The merger crisis had been prompted by the MCS board’s post-election fears last November that SCS would seek special-school-district status. It continued with a vote by that board to surrender its charter and a subsequent vote by Memphis residents to approve de facto consolidation via a transfer of MCS charter authority to SCS.

The MCS board and the Memphis City Council, which in the wake of Norris-Todd voted to certify the charter surrender, were the original defendants in the federal suit by SCS; when the county commission launched its own initiative to complete the merger, it was added to the suit and became the de facto principal defendant.

Kelsey Cites Mediation to Stop Bill Modifying Norris-Todd

Despite the conspicuous lack of movement toward an agreement during the court-mandated month-long settlement effort, a Shelby County legislator succeeded this month in turning back a modest amendment to Norris-Todd by claiming that an accord was at hand.

This was state Senator Brian Kelsey, who, in a meeting of the Senate Education Committee on Wednesday, April 20, managed to bring about a reconsideration of Senate Bill 1594 by state Senator Beverly Marrero (D-Memphis), the House version of which was HB 1807, sponsored by Rep. Jeanne Richardson (D-Memphis).

The bill had only one provision, relating to the 21-member “planning commission” established by Norris-Todd:

“In implementing this subdivision (b)(2)(B), the respective appointing authorities shall aggressively seek racial, gender and ethnic diversity on the transition planning commission by enlisting ethnic, minority and female participation that reflects the racial, gender and ethnic diversity of the county as a whole. No person shall be excluded from participation on the transition planning commission on grounds of race, ethnicity, color or gender.”

As state Senator Dolores Gresham (R-Somerville) prepared to call for the vote, Kelsey objected that the various sides in the case being heard by Judge Mays were “very close to a negotiated settlement” and that passage of SB 1594 “could potentially upset the negotiated settlement.”

State Senator Jim Kyle (D-Memphis), the Democrats’ Senate leader, who was presenting the bill in the absence of Senator Marrerro (indisposed due to illness), disputed Kelsey’s interpretation and said that, in any case, the bill could be re-evaluated before a vote of the full Senate and could be withheld if there were real evidence that it might impact a settlement.

That seemed to settle the issue, and both Gresham and Senator Rusty Crowe (R-Johnson City) voted with Democratic members of the Committee to put it over.

But an hour and a half later, Kyle, who is not a committee member, stopped back by the committee hearing room in Legislative Plaza to inquire of Senator Andy Berke (D-Chattanooga) if he wanted to go to dinner. (It was 7:30 p.m.; the committee was keeping late hours in order to finish its work for the year, and the current session was the last one planned.)

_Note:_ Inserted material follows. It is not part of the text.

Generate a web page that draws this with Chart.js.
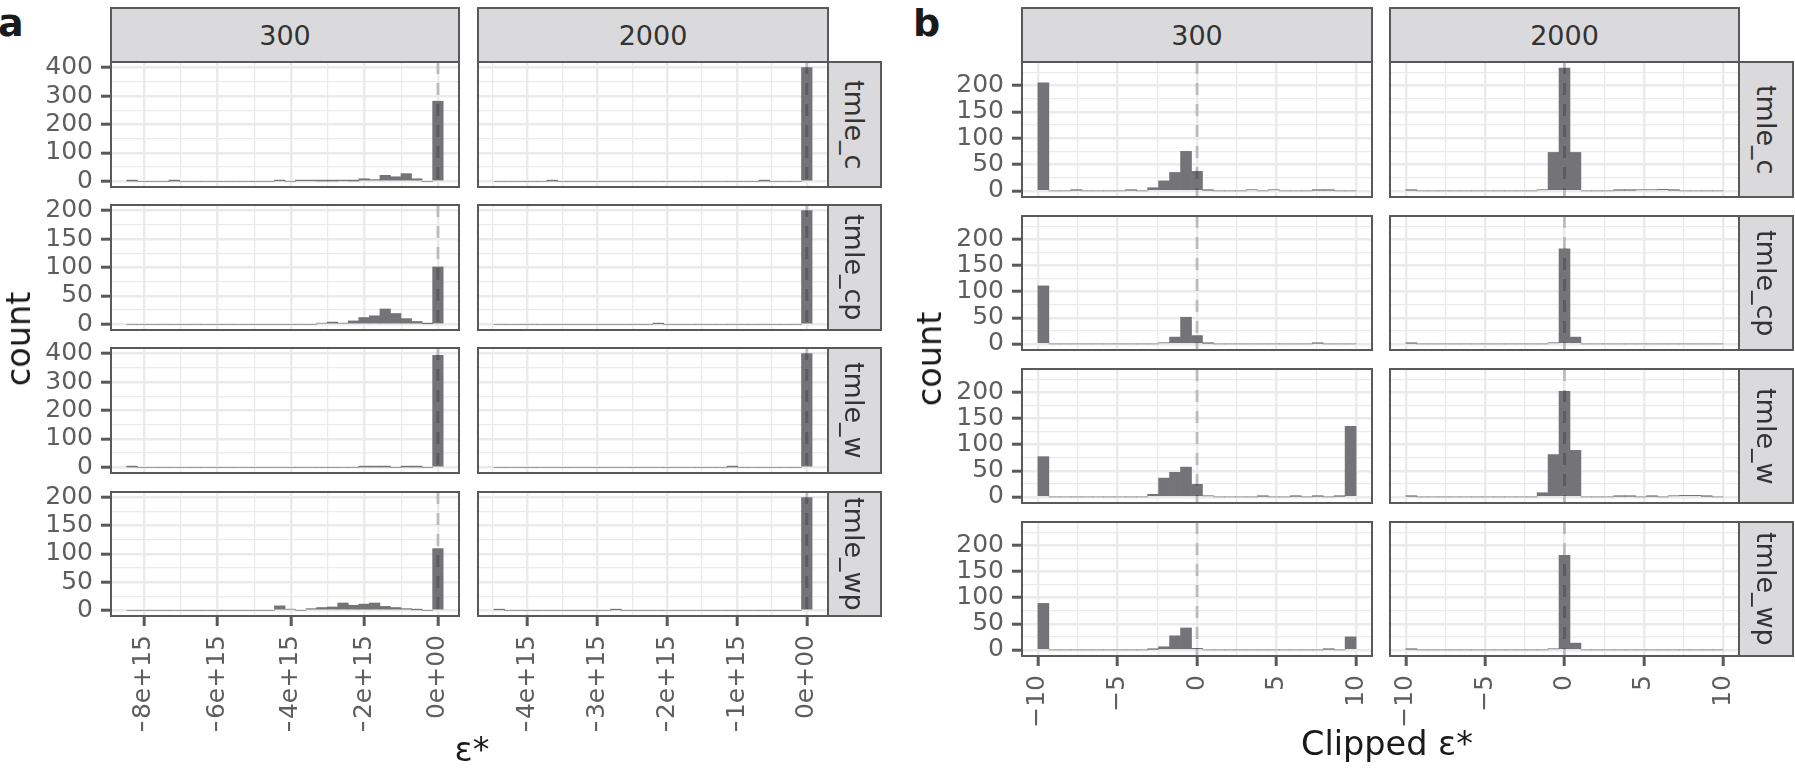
<!DOCTYPE html>
<html>
<head>
<meta charset="utf-8">
<script src="https://cdn.jsdelivr.net/npm/chart.js@4.4.1/dist/chart.umd.min.js"></script>
<style>
  html, body { margin: 0; padding: 0; background: #fff; }
  body { width: 1795px; height: 774px; position: relative; overflow: hidden; font-family: "DejaVu Sans", sans-serif; }
  canvas { position: absolute; }
  .strip { position: absolute; box-sizing: border-box; background: #dadadc; border: 2px solid #595959;
           color: #333; font-size: 27px; display: flex; align-items: center; justify-content: center; }
  .strip.v span { writing-mode: vertical-rl; }
  .lbl { position: absolute; white-space: nowrap; line-height: 34px; color: #1a1a1a; }
  .tag { position: absolute; font: bold 38px "DejaVu Sans", sans-serif; line-height: 38px; color: #1a1a1a; }
</style>
</head>
<body>
<script>
// facets
const sampleSizes = ['300', '2000'];
const estimators = ['tmle_c', 'tmle_cp', 'tmle_w', 'tmle_wp'];

// panel a: raw epsilon*, x in units of 1e15, 30 bins per column, last bin centred on 0
const rawBinWidth300 = 0.287;
const rawBinWidth2000 = 0.152;
const rawC300  = [1,0,0,0,1,0,0,0,0,0, 0,0,0,0,2,0,2,2,1,1, 2,1,9,6,21,16,27,9,0,282];
const rawCp300 = [0,0,0,0,0,0,0,0,0,0, 0,0,0,0,0,0,0,0,2,4, 2,6,12,15,27,19,10,5,1,101];
const rawW300  = [1,0,0,0,0,0,0,0,0,0, 0,0,0,0,0,0,0,0,0,0, 0,0,1,1,1,0,1,1,0,394];
const rawWp300 = [0,0,0,0,0,0,0,0,0,0, 0,0,0,0,8,2,0,3,5,6, 13,9,11,13,7,5,3,1,0,109];
const rawC2000  = [0,0,0,0,0,1,0,0,0,0, 0,0,0,0,0,0,0,0,0,0, 0,0,0,0,0,1,0,0,0,400];
const rawCp2000 = [0,0,0,0,0,0,0,0,0,0, 0,0,0,0,0,1,0,0,0,0, 0,0,0,0,0,0,0,0,0,200];
const rawW2000  = [0,0,0,0,0,0,0,0,0,0, 0,0,0,0,0,0,0,0,0,0, 0,0,1,0,0,0,0,0,0,400];
const rawWp2000 = [1,0,0,0,0,0,0,0,0,0, 0,1,0,0,0,0,0,0,0,0, 0,0,0,0,0,0,0,0,0,199];
const rawTicks300 = [-8, -6, -4, -2, 0];
const rawTickLabels300 = ['\u22128e+15', '\u22126e+15', '\u22124e+15', '\u22122e+15', '0e+00'];
const rawTicks2000 = [-4, -3, -2, -1, 0];
const rawTickLabels2000 = ['\u22124e+15', '\u22123e+15', '\u22122e+15', '\u22121e+15', '0e+00'];

// panel b: clipped epsilon*, 29 bins from -10 to 10
const clipFrom = -10, clipTo = 10;
const clipC300  = [205,0,0,1,0,0,0,0,1,0, 6,19,35,75,37,1,0,0,0,2, 0,2,0,0,0,1,1,0,0];
const clipCp300 = [111,0,0,0,0,0,0,0,0,0, 0,2,13,51,16,1,0,0,0,0, 0,0,0,0,0,1,0,0,0];
const clipW300  = [77,0,0,0,0,0,0,0,0,0, 5,36,47,57,24,2,0,0,0,0, 1,0,0,1,0,1,0,1,135];
const clipWp300 = [89,0,0,0,0,0,0,0,0,0, 1,6,27,42,3,0,0,0,0,0, 0,0,0,0,0,0,1,0,25];
const clipC2000  = [1,0,0,0,0,0,0,0,0,0, 0,0,2,73,233,73,0,0,0,1, 1,2,2,3,1,0,0,0,0];
const clipCp2000 = [1,0,0,0,0,0,0,0,0,0, 0,0,0,2,182,13,0,0,0,0, 0,0,0,0,0,0,0,0,0];
const clipW2000  = [1,0,0,0,0,0,0,0,0,0, 0,0,8,81,202,89,0,0,0,1, 1,0,1,0,2,3,3,1,0];
const clipWp2000 = [1,0,0,0,0,0,0,0,0,0, 0,0,0,2,181,13,0,0,0,0, 0,0,0,0,0,0,0,0,0];
const clipTicks = [-10, -5, 0, 5, 10];
const clipTickLabels = ['\u221210', '\u22125', '0', '5', '10'];

const countTicks400 = [0, 100, 200, 300, 400];
const countTicks200 = [0, 50, 100, 150, 200];
const refValue = 0;

// look
const BAR = '#747478', GRID = '#ebebeb', FRAME = '#595959', TXT = '#5e5e5e';
const FONT = '"DejaVu Sans", sans-serif';
const TICK_SIZE = 25;

// layout (page pixels)
const aCols = [[111, 459], [478, 828]];
const aRows = [[62, 187], [205, 330], [348, 473], [492, 616]];
const bCols = [[1022, 1372], [1390, 1739]];
const bRows = [[62, 197], [216, 350], [369, 503], [522, 656]];

function expand(lo, hi) { const d = (hi - lo) * 0.05; return [lo - d, hi + d]; }

function withMinor(major, lo, hi) {
  const half = (major[1] - major[0]) / 2, out = [];
  for (let j = -2; j <= 2 * (major.length - 1) + 2; j++) {
    const v = major[0] + j * half;
    if (v >= lo - 1e-9 && v <= hi + 1e-9) out.push(v);
  }
  return out;
}
const near = (list, v) => list.findIndex(m => Math.abs(m - v) < 1e-9);

const frame = {
  id: 'frame',
  afterDatasetsDraw(chart) {
    const { ctx, chartArea: a, scales } = chart;
    const px = scales.x.getPixelForValue(refValue);
    ctx.save();
    ctx.beginPath(); ctx.rect(a.left, a.top, a.right - a.left, a.bottom - a.top); ctx.clip();
    ctx.strokeStyle = 'rgba(0,0,0,0.2)'; ctx.lineWidth = 3; ctx.setLineDash([12, 9]);
    ctx.beginPath(); ctx.moveTo(px, a.top); ctx.lineTo(px, a.bottom); ctx.stroke();
    ctx.restore();
  },
  afterDraw(chart) {
    const { ctx, chartArea: a } = chart;
    ctx.save();
    ctx.strokeStyle = FRAME; ctx.lineWidth = 2;
    ctx.strokeRect(a.left, a.top, a.right - a.left, a.bottom - a.top);
    ctx.restore();
  }
};

function panel(o) {
  const padTop = 16, padRight = 2;
  const axW = o.yLabels ? o.axisW : 2;
  const axH = o.xLabels ? 115 : 16;
  const w = o.x1 - o.x0, h = o.y1 - o.y0;
  const cv = document.createElement('canvas');
  cv.width = axW + w + padRight;
  cv.height = padTop + h + axH;
  cv.style.left = (o.x0 - axW) + 'px';
  cv.style.top = (o.y0 - padTop) + 'px';
  document.body.appendChild(cv);

  const xt = withMinor(o.xMajor, o.xr[0], o.xr[1]);
  const yt = withMinor(o.yMajor, o.yr[0], o.yr[1]);
  const noPad = s => { s.paddingLeft = 0; s.paddingRight = 0; s.paddingTop = 0; s.paddingBottom = 0; };
  const gridW = list => c => near(list, c.tick.value) >= 0 ? 2.4 : 1.3;
  const tickC = list => c => near(list, c.tick.value) >= 0 ? FRAME : 'rgba(0,0,0,0)';

  new Chart(cv, {
    type: 'bar',
    data: {
      datasets: [{
        data: o.centers.map((c, i) => ({ x: c, y: o.counts[i] })),
        backgroundColor: BAR, borderWidth: 0,
        barPercentage: 1, categoryPercentage: 1, grouped: false
      }]
    },
    options: {
      responsive: false, animation: false, events: [],
      layout: { padding: { top: padTop, right: padRight, left: 0, bottom: 0 } },
      plugins: { legend: { display: false }, tooltip: { enabled: false } },
      scales: {
        x: {
          type: 'linear', min: o.xr[0], max: o.xr[1], offset: false, bounds: 'data',
          border: { display: false },
          grid: { offset: false, color: GRID, lineWidth: gridW(o.xMajor), drawTicks: !!o.xLabels,
                  tickLength: 10, tickWidth: 3, tickColor: tickC(o.xMajor) },
          ticks: {
            display: !!o.xLabels, autoSkip: false, minRotation: 90, maxRotation: 90, padding: 9,
            color: TXT, font: { family: FONT, size: TICK_SIZE },
            callback: v => { const k = near(o.xMajor, v); return k >= 0 && o.xLabels ? o.xLabels[k] : ''; }
          },
          afterBuildTicks: s => { s.ticks = xt.map(v => ({ value: v })); },
          afterFit: s => { s.height = axH; noPad(s); }
        },
        y: {
          type: 'linear', min: o.yr[0], max: o.yr[1], bounds: 'data',
          border: { display: false },
          grid: { color: GRID, lineWidth: gridW(o.yMajor), drawTicks: !!o.yLabels,
                  tickLength: 10, tickWidth: 3, tickColor: tickC(o.yMajor) },
          ticks: {
            display: !!o.yLabels, autoSkip: false, padding: 8,
            color: TXT, font: { family: FONT, size: TICK_SIZE },
            callback: v => { const k = near(o.yMajor, v); return k >= 0 ? String(o.yMajor[k]) : ''; }
          },
          afterBuildTicks: s => { s.ticks = yt.map(v => ({ value: v })); },
          afterFit: s => { s.width = axW; noPad(s); }
        }
      }
    },
    plugins: [frame]
  });
}

function div(cls, html, css) {
  const d = document.createElement('div');
  d.className = cls; d.innerHTML = html;
  Object.assign(d.style, css);
  document.body.appendChild(d);
  return d;
}

// ---- panel a ----
const rawData = [
  [rawC300, rawC2000], [rawCp300, rawCp2000], [rawW300, rawW2000], [rawWp300, rawWp2000]
];
const rawWidths = [rawBinWidth300, rawBinWidth2000];
const rawMajor = [rawTicks300, rawTicks2000];
const rawLabels = [rawTickLabels300, rawTickLabels2000];

rawData.forEach((row, r) => {
  const top = Math.max(...row[0], ...row[1]);
  const yr = expand(0, top);
  const yMajor = top > 300 ? countTicks400 : countTicks200;
  row.forEach((counts, c) => {
    const bw = rawWidths[c], n = counts.length;
    const centers = counts.map((_, i) => (i - (n - 1)) * bw);
    const xr = expand(centers[0] - bw / 2, centers[n - 1] + bw / 2);
    panel({
      x0: aCols[c][0], x1: aCols[c][1], y0: aRows[r][0], y1: aRows[r][1], axisW: aCols[0][0],
      counts, centers, xr, yr, xMajor: rawMajor[c], yMajor,
      xLabels: r === 3 ? rawLabels[c] : null, yLabels: c === 0
    });
  });
});

// ---- panel b ----
const clipData = [
  [clipC300, clipC2000], [clipCp300, clipCp2000], [clipW300, clipW2000], [clipWp300, clipWp2000]
];
const clipTop = Math.max(...clipData.flat(2));
clipData.forEach((row, r) => {
  row.forEach((counts, c) => {
    const n = counts.length, bw = (clipTo - clipFrom) / n;
    const centers = counts.map((_, i) => clipFrom + (i + 0.5) * bw);
    panel({
      x0: bCols[c][0], x1: bCols[c][1], y0: bRows[r][0], y1: bRows[r][1], axisW: bCols[0][0] - 900,
      counts, centers, xr: expand(clipFrom, clipTo), yr: expand(0, clipTop),
      xMajor: clipTicks, yMajor: countTicks200,
      xLabels: r === 3 ? clipTickLabels : null, yLabels: c === 0
    });
  });
});

// ---- strips ----
function strips(cols, rows, rightX0, rightX1) {
  cols.forEach((col, c) => div('strip', sampleSizes[c],
    { left: (col[0] - 1) + 'px', top: '7px', width: (col[1] - col[0] + 2) + 'px', height: (rows[0][0] - 7 + 1) + 'px' }));
  rows.forEach((row, r) => div('strip v', '<span>' + estimators[r] + '</span>',
    { left: (rightX0 - 1) + 'px', top: (row[0] - 1) + 'px', width: (rightX1 - rightX0 + 1) + 'px', height: (row[1] - row[0] + 2) + 'px' }));
}
strips(aCols, aRows, 828, 882);
strips(bCols, bRows, 1739, 1794);

// ---- titles ----
div('tag', 'a', { left: '-2px', top: '4px' });
div('tag', 'b', { left: '913px', top: '4px' });
div('lbl', 'count', { left: '19px', top: '339px', fontSize: '33.5px', transform: 'translate(-50%,-50%) rotate(-90deg)' });
div('lbl', 'count', { left: '930px', top: '359px', fontSize: '33.5px', transform: 'translate(-50%,-50%) rotate(-90deg)' });
div('lbl', '\u03b5*', { left: '472px', top: '733px', fontSize: '33.5px', transform: 'translateX(-50%)' });
div('lbl', 'Clipped \u03b5*', { left: '1387px', top: '727px', fontSize: '33.5px', transform: 'translateX(-50%)' });
</script>
</body>
</html>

A disbelieving Kyle is informed of bills reconsideration

  • A disbelieving Kyle is informed of bill’s reconsideration

Senator Gresham, who in the meantime had been involved in further conversations with Kelsey, noted Kyle’s presence and announced that she intended, as a member of the prevailing side on the earlier vote, to invoke her privilege to call for a reconsideration of SB 1594.

Stunned, Kyle responded that he “wouldn’t have walked in here” if he’d sensed such an effort afoot and expressed disbelief that asking that the proposed planning commission be “inclusive on race and gender” could possibly interfere with a settlement.

Senator Kelsey then responded: “I have just made a phone call, and I have spoken to one of the attorneys in this case, and I now feel even more strongly now than I had expressed earlier that, yes, this bill could potentially harm the settlement of an issue that is being mediated right now. And I am told it’s very close to settlement.”

To that Kyle had a retort: “Senator, your actions tonight are damaging the chances for that settlement, and you know it.”

But in the resultant vote to reconsider, both Gresham and Crowe changed their votes, and, the second time around, the bill was defeated.

A visibly angry Kyle prepared to leave, but not without a parting shot: “I’ll not present this bill. Y’all have a Merry Christmas!”

With that episode in the Senate Education Committee last week vanished the one opportunity Memphis legislators appeared to have had in the current session to modify the Norris-Todd bill, passed by both chambers in January and signed into law by Governor Haslam.

Left unexplained were two aspects of the affair. Senator Kelsey referred to having a phone call with one of the attorneys in the case, all of whom were supposedly bound by an agreement not to discuss the ongoing mediation with anyone. The other puzzling fact was that the senator’s statement, suggesting that an agreement was near, was made two days before the first of two actual mediation sessions.